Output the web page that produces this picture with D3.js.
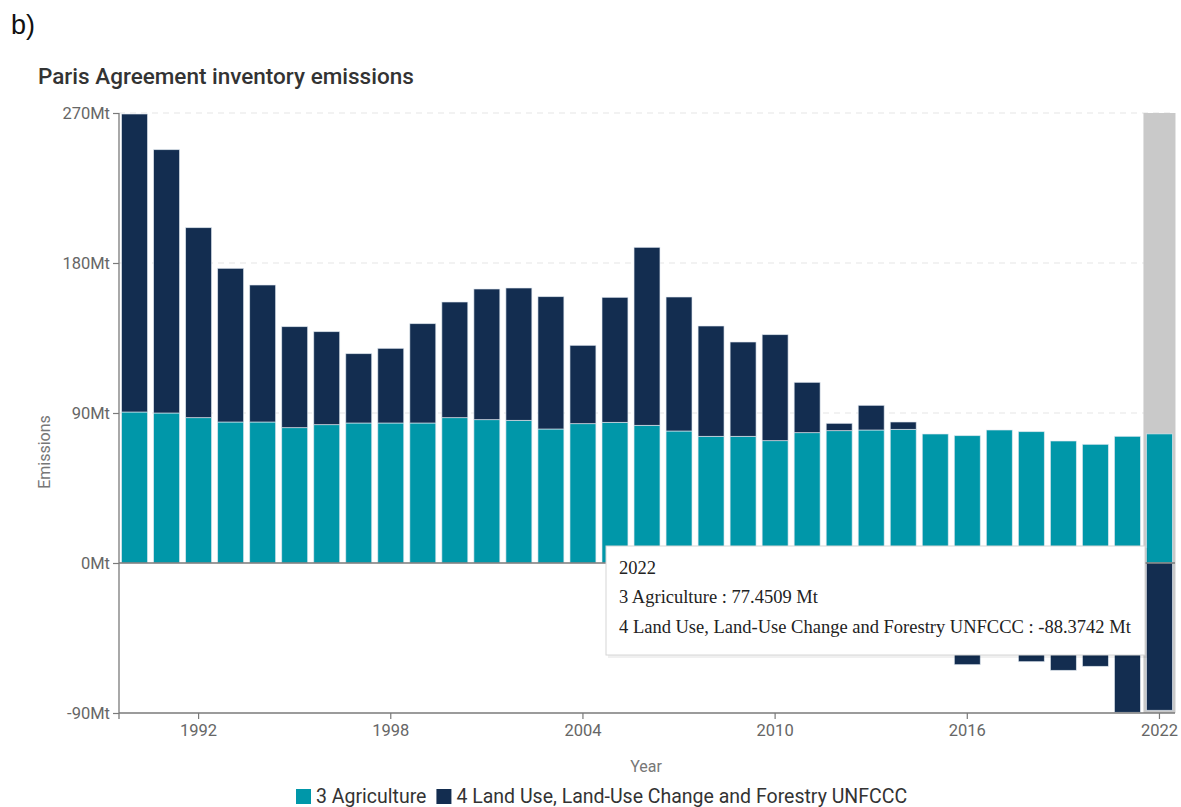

--- --- ---

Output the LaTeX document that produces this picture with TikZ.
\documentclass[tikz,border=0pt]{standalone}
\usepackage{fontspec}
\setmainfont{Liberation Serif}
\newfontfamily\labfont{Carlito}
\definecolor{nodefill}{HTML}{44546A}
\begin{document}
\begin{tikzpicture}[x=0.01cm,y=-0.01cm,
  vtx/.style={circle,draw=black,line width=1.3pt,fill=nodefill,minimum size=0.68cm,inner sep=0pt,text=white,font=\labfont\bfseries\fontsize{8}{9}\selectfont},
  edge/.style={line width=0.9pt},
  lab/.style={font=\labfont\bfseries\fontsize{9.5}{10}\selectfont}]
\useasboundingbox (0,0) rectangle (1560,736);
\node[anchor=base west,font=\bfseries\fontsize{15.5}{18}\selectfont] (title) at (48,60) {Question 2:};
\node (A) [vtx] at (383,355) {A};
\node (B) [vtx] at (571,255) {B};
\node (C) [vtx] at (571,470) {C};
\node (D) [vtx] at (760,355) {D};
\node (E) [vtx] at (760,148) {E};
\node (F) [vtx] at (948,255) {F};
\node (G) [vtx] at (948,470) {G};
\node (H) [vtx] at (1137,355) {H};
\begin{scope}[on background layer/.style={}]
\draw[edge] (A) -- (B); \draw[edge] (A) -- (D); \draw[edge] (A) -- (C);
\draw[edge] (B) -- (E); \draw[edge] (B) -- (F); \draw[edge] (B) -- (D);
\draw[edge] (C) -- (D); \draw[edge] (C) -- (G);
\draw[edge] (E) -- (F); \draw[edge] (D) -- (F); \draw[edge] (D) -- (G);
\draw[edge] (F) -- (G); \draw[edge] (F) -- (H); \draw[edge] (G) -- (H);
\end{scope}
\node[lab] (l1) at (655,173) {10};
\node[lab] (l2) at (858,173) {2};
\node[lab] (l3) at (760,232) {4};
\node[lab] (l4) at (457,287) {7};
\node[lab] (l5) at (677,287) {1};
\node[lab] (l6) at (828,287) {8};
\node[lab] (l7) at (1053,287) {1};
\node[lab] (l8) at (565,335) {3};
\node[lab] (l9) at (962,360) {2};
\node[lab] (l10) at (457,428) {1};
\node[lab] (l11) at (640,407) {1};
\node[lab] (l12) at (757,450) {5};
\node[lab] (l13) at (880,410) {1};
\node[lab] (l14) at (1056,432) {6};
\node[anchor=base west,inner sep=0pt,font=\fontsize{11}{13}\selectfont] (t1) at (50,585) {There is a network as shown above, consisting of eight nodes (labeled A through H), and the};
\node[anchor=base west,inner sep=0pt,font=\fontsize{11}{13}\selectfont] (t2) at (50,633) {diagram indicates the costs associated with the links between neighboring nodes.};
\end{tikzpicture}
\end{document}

--- --- ---

### Task statement
Copy all the lines above that hold the string "with".

### Solution for this problem
Output the web page that produces this picture with D3.js.
Output the LaTeX document that produces this picture with TikZ.
\node[anchor=base west,inner sep=0pt,font=\fontsize{11}{13}\selectfont] (t2) at (50,633) {diagram indicates the costs associated with the links between neighboring nodes.};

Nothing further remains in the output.